A mother who has struggled to multitask during the novel coronavirus pandemic is opening up about holding down a career while parenting amid these unprecedented times.
In a New York Times piece titled, "In the Covid-19 Economy, You Can Have a Kid or a Job. You Can’t Have Both," Deb Perelman writes how working parents are facing a new dilemma as the economy reopens.
"We can't keep up with this," Perelman, a New York writer and food blogger of smittenkitchen.com, told "Good Morning America." "Everybody is overwhelmed, and everybody has their hands tied."
Because of COVID-19, schools across the U.S. are deciding on what classrooms will look like. Some are considering rotating schedules where students will learn part-time in class, and spend the other half of their time learning remotely from home.
In the op-ed, Perelman, a mother and author, writes how her school district is considering sending kids back only part time by physically attending one-out-of-three weeks.
She said this new schedule will not benefit parents who are looking for a normal routine.
What I am simmering with white hot rage over is the idea that both plans are moving ahead — an open economy but mostly closed schools, camps — as if it would be totally okay if a generation of parents lost their careers, insurance, and livelihoods in the process.
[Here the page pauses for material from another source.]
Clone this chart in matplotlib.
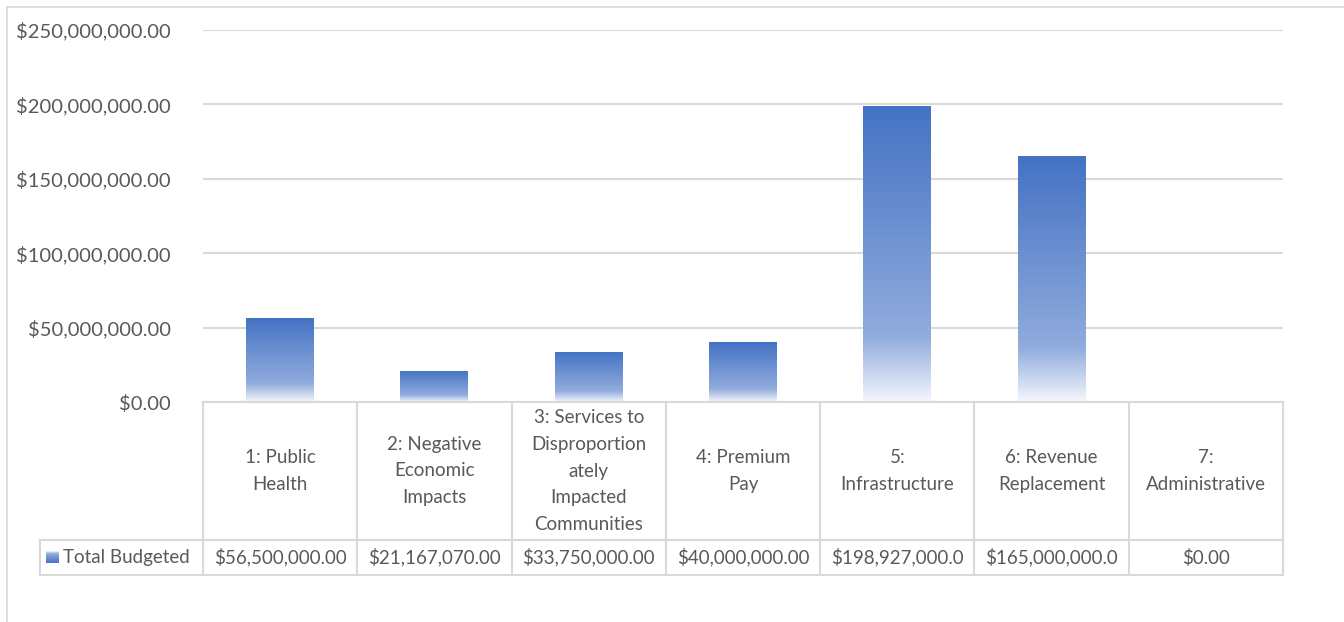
import matplotlib
matplotlib.use("Agg")
import matplotlib.pyplot as plt
import numpy as np
from matplotlib.colors import LinearSegmentedColormap
from matplotlib.patches import Rectangle

# Dane
categories = ["1: Public\nHealth",
              "2: Negative\nEconomic\nImpacts",
              "3: Services to\nDisproportion\nately\nImpacted\nCommunities",
              "4: Premium\nPay",
              "5:\nInfrastructure",
              "6: Revenue\nReplacement",
              "7:\nAdministrative"]
values = [56500000, 21167070, 33750000, 40000000, 198927000, 165000000, 0]
series_name = "Total Budgeted"
yticks = [0, 50e6, 100e6, 150e6, 200e6, 250e6]

plt.rcParams['font.family'] = ['Lato', 'DejaVu Sans']
txt_color = '#595959'
line_color = '#D9D9D9'

W, H = 1344, 622
fig = plt.figure(figsize=(W / 100, H / 100), dpi=100)

# Ramka wykresu
fig.add_artist(plt.Line2D([7 / W, 7 / W], [0, 1 - 7 / H], color=line_color, lw=1.2))
fig.add_artist(plt.Line2D([7 / W, 1], [1 - 7 / H, 1 - 7 / H], color=line_color, lw=1.2))

x_left, x_right = 203, 1283
y_top, y_zero = 30, 402
ax = fig.add_axes([x_left / W, 1 - y_zero / H, (x_right - x_left) / W, (y_zero - y_top) / H])

n = len(categories)
x = np.arange(n)
ax.set_xlim(-0.5, n - 0.5)
ax.set_ylim(0, 250e6)

cmap = LinearSegmentedColormap.from_list(
    "grad", [(0.0, '#F4F6FC'), (0.22, '#91ACDD'), (1.0, '#4472C4')])
grad = np.linspace(0, 1, 256).reshape(-1, 1)

bars = ax.bar(x, values, width=0.44, color='none', edgecolor='none', zorder=2)
for b, v in zip(bars, values):
    if v <= 0:
        continue
    im = ax.imshow(grad, cmap=cmap, aspect='auto', origin='lower',
                   extent=(b.get_x(), b.get_x() + b.get_width(), 0, v), zorder=2)
    im.set_clip_path(b)

ax.set_yticks(yticks)
ax.set_yticklabels([f"${t:,.2f}" for t in yticks])
ax.tick_params(axis='y', length=0, pad=23, labelsize=14.5, labelcolor=txt_color)
ax.tick_params(axis='x', length=0, labelbottom=False)
ax.yaxis.grid(True, color=line_color, lw=1.5, zorder=0)
ax.set_axisbelow(True)
for s in ax.spines.values():
    s.set_visible(False)

# Tabela danych pod wykresem
cell_w = (x_right - x_left) / n
tab_left, tab_bottom = 40, 575
header_h, row_h = 138, 35
tab = fig.add_axes([tab_left / W, 1 - tab_bottom / H, (x_right - tab_left) / W, (tab_bottom - y_zero) / H])
left_edge = -0.5 - (x_left - tab_left) / cell_w
tab.set_xlim(left_edge, n - 0.5)
tab.set_ylim(header_h + row_h, 0)
tab.axis('off')

lkw = dict(color=line_color, lw=1.5, clip_on=False)
tab.plot([-0.5, n - 0.5], [0, 0], **lkw)
tab.plot([left_edge, n - 0.5], [header_h, header_h], **lkw)
tab.plot([left_edge, n - 0.5], [header_h + row_h, header_h + row_h], **lkw)
tab.plot([left_edge, left_edge], [header_h, header_h + row_h], **lkw)
for i in range(n + 1):
    tab.plot([i - 0.5, i - 0.5], [0, header_h + row_h], **lkw)

for i, (c, v) in enumerate(zip(categories, values)):
    tab.text(i, header_h / 2, c, ha='center', va='center', fontsize=13.5,
             color=txt_color, linespacing=1.7)
    label = f"${v:,.2f}"[:14]
    tab.text(i, header_h + row_h / 2, label, ha='center', va='center',
             fontsize=13.5, color=txt_color)

# Legenda w tabeli
key_w = 13 / cell_w
kx = left_edge + 6 / cell_w
key = Rectangle((kx, header_h + 11), key_w, 12, facecolor='none', edgecolor='none')
tab.add_patch(key)
kim = tab.imshow(grad, cmap=cmap, aspect='auto', origin='upper',
                 extent=(kx, kx + key_w, header_h + 23, header_h + 11))
kim.set_clip_path(key)
tab.set_xlim(left_edge, n - 0.5)
tab.set_ylim(header_h + row_h, 0)
tab.text(kx + key_w + 4 / cell_w, header_h + row_h / 2, series_name, ha='left',
         va='center', fontsize=13.5, color=txt_color)

fig.savefig("out.png", dpi=100)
It's outrageous.— deb perelman (@debperelman) June 24, 2020
"There are people who have be able to hit the pause button on a project under the idea that September would return some level of normalcy in child care and not having your kids there all day," Perelman told "GMA."
The American Academy of Pediatrics (AAP) recently released guidelines for reopening schools, saying they want kids physically in class for its social and educational benefits.
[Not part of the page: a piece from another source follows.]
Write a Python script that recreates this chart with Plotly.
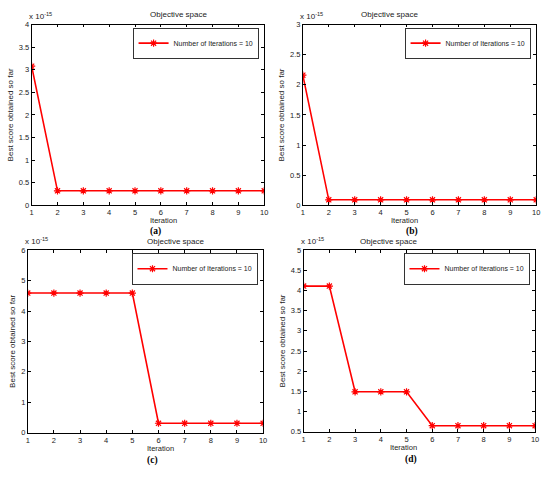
import plotly.graph_objects as go

# Convergence data (values in units of 1e-15)
iterations = list(range(1, 11))
score_a = [3.08, 0.32, 0.32, 0.32, 0.32, 0.32, 0.32, 0.32, 0.32, 0.32]
score_b = [2.16, 0.09, 0.09, 0.09, 0.09, 0.09, 0.09, 0.09, 0.09, 0.09]
score_c = [4.59, 4.59, 4.59, 4.59, 4.59, 0.31, 0.31, 0.31, 0.31, 0.31]
score_d = [4.11, 4.11, 1.49, 1.49, 1.49, 0.65, 0.65, 0.65, 0.65, 0.65]

y_ranges = [[0, 4], [0, 3], [0, 6], [0.5, 5]]
y_ticks = [
    [0, 0.5, 1, 1.5, 2, 2.5, 3, 3.5, 4],
    [0, 0.5, 1, 1.5, 2, 2.5, 3],
    [0, 1, 2, 3, 4, 5, 6],
    [0.5, 1, 1.5, 2, 2.5, 3, 3.5, 4, 4.5, 5],
]
captions = ["(a)", "(b)", "(c)", "(d)"]
series = [score_a, score_b, score_c, score_d]

# panel domains (paper coords)
x_doms = [[0.0545, 0.482], [0.553, 0.982], [0.0473, 0.48], [0.5545, 0.98]]
y_doms = [[0.570, 0.956], [0.570, 0.956], [0.084, 0.474], [0.086, 0.474]]
cap_gap = [0.0566, 0.0566, 0.0587, 0.0587]
title_gap = [0.008, 0.008, 0.004, 0.004]

fig = go.Figure()
font = "Liberation Sans, Arial, sans-serif"

for i, ys in enumerate(series):
    n = "" if i == 0 else str(i + 1)
    fig.add_trace(go.Scatter(
        x=iterations, y=ys, mode="lines+markers",
        name="Number of Iterations = 10", showlegend=True,
        line=dict(color="#ff0000", width=1.6),
        marker=dict(symbol="asterisk", size=6, color="#ff0000",
                    line=dict(color="#ff0000", width=1.2)),
        xaxis="x" + n, yaxis="y" + n, legend="legend" + n,
    ))
    axis_common = dict(showline=True, linecolor="black", linewidth=0.8, mirror="ticks",
                       ticks="inside", ticklen=3, tickcolor="black", showgrid=False,
                       zeroline=False, tickfont=dict(family=font, size=7.5, color="#222"))
    fig.layout["xaxis" + n] = dict(
        axis_common, domain=x_doms[i], range=[1, 10], tickvals=iterations,
        anchor="y" + n,
    )
    fig.layout["yaxis" + n] = dict(
        axis_common, domain=y_doms[i], range=y_ranges[i], tickvals=y_ticks[i],
        anchor="x" + n,
        title=dict(text="Best score obtained so far", font=dict(family=font, size=8, color="#222"),
                   standoff=4),
    )
    x0, x1 = x_doms[i]
    y0, y1 = y_doms[i]
    fig.layout["legend" + n] = dict(
        x=x1 - 0.01, y=y1 - 0.007, xanchor="right", yanchor="top",
        bgcolor="white", bordercolor="black", borderwidth=0.8,
        font=dict(family=font, size=7, color="#222"),
        itemwidth=30, tracegroupgap=0,
    )
    fig.add_annotation(x=(x0 + x1) / 2, y=y0 - 0.0335, xref="paper", yref="paper",
                       text="Iteration", showarrow=False, yanchor="middle",
                       font=dict(family=font, size=7.5, color="#222"))
    fig.add_annotation(x=(x0 + x1) / 2, y=y1 + title_gap[i], xref="paper", yref="paper",
                       text="Objective space", showarrow=False, yanchor="bottom",
                       font=dict(family=font, size=8, color="#222"))
    fig.add_annotation(x=x0 - 0.008, y=y1 + 0.004, xref="paper", yref="paper",
                       text="x 10<sup>-15</sup>", showarrow=False, xanchor="left", yanchor="bottom",
                       font=dict(family=font, size=8, color="#222"))
    fig.add_annotation(x=(x0 + x1) / 2, y=y0 - cap_gap[i], xref="paper", yref="paper",
                       text="<b>" + captions[i] + "</b>", showarrow=False, yanchor="middle",
                       font=dict(family="Liberation Serif, Times New Roman, serif", size=9.5, color="black"))

fig.update_layout(
    width=550, height=477,
    margin=dict(l=0, r=0, t=0, b=0),
    plot_bgcolor="white", paper_bgcolor="white",
    showlegend=True,
)

fig.write_html("out.html", config={"displayModeBar": False},
               post_script="document.body.style.margin='0';")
"We really need to be working hard as a country to really drive down the number of coronavirus infections and that's going to make the reopening of schools in the fall much, much easier," said Dr. Sean O'Leary, an AAP infectious disease specialist.
Dr. Gilboa Deborah, a family physician and resilience expert, said we cannot protect kids from all risk.
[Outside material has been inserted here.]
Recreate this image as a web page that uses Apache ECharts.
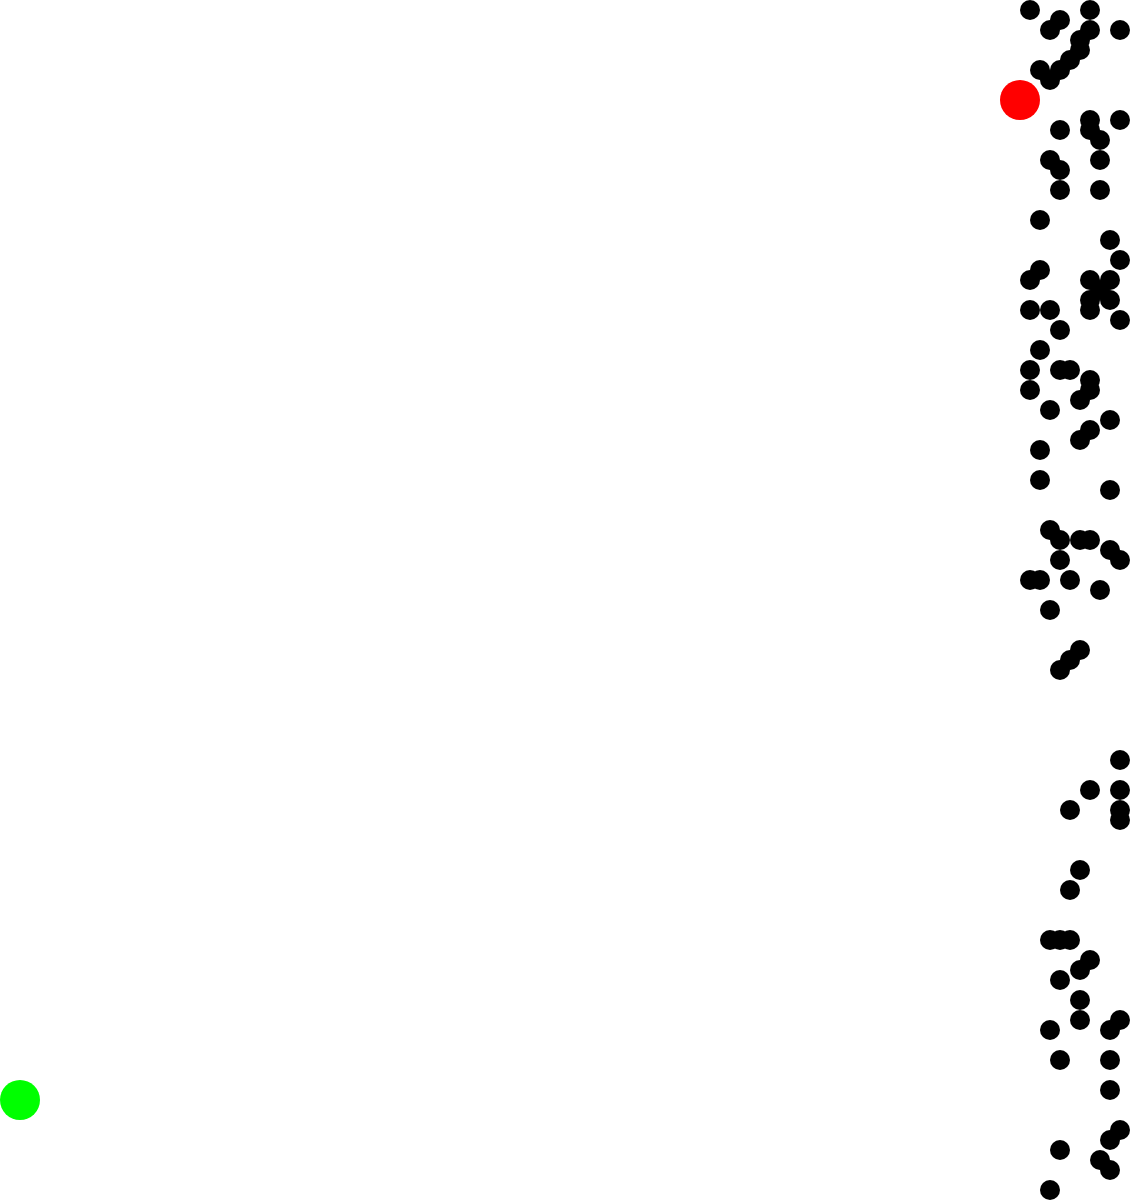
<!DOCTYPE html>
<html>
<head>
<meta charset="utf-8">
<script src="https://cdn.jsdelivr.net/npm/echarts@6/dist/echarts.min.js"></script>
<style>html,body{margin:0;padding:0;background:#fff}#chart{width:1132px;height:1202px}</style>
</head>
<body>
<div id="chart"></div>
<script>
// points as [column, row] on a 10px grid
var blackPoints = [
  [103,1],[106,2],[105,3],[109,1],[109,3],[112,3],[108,4],[108,5],[107,6],[106,7],[104,7],[105,8],
  [106,13],[109,12],[109,13],[110,14],[112,12],[105,16],[106,17],[110,16],[106,19],[110,19],
  [104,22],[111,24],[112,26],[104,27],[103,28],[109,28],[111,28],[109,30],[110,29],[111,30],
  [109,31],[103,31],[105,31],[112,32],[106,33],
  [104,35],[103,37],[106,37],[107,37],[109,38],[109,39],[108,40],[103,39],[105,41],[111,42],
  [109,43],[108,44],[104,45],[104,48],[111,49],[105,53],[106,54],[108,54],[109,54],[111,55],
  [112,56],[106,56],[103,58],[104,58],[107,58],[110,59],[105,61],[108,65],[107,66],[106,67],
  [112,76],[109,79],[112,79],[107,81],[112,81],[112,82],[108,87],[107,89],[105,94],[106,94],
  [107,94],[109,96],[108,97],[106,98],[108,100],[108,102],[112,102],[111,103],[105,103],
  [106,106],[111,106],[111,109],[112,113],[111,114],[106,115],[110,116],[111,117],[105,119]
];
var redPoints = [[102,10]];
var greenPoints = [[2,110]];

var chart = echarts.init(document.getElementById('chart'));
var option = {
  animation: false,
  grid: { left: 0, right: 0, top: 0, bottom: 0 },
  xAxis: { type: 'value', min: 0, max: 113.2, show: false },
  yAxis: { type: 'value', min: 0, max: 120.2, inverse: true, show: false },
  series: [
    { type: 'scatter', data: blackPoints, symbolSize: 20, itemStyle: { color: '#000', opacity: 1 } },
    { type: 'scatter', data: redPoints, symbolSize: 40, itemStyle: { color: '#ff0000', opacity: 1 } },
    { type: 'scatter', data: greenPoints, symbolSize: 40, itemStyle: { color: '#00ff00', opacity: 1 } }
  ]
};
chart.setOption(option);
</script>
</body>
</html>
I released the primal scream that we -- and countless other parents for whom this situation isn't just untenable, it's impossible -- have been feeling since March. https://t.co/3MqKC5hSOe— deb perelman (@debperelman) July 2, 2020
"What we're going to have to decide, week by week or month by month, is it riskier to send kids to school and have everyone's health be in jeopardy? Or, is it riskier to keep kids home and have everyone's finances and ability to pay bills be in jeopardy?" Deborah told "GMA."
As for Perelman, she believes new school schedules has parents fearing they may have to leave the workforce.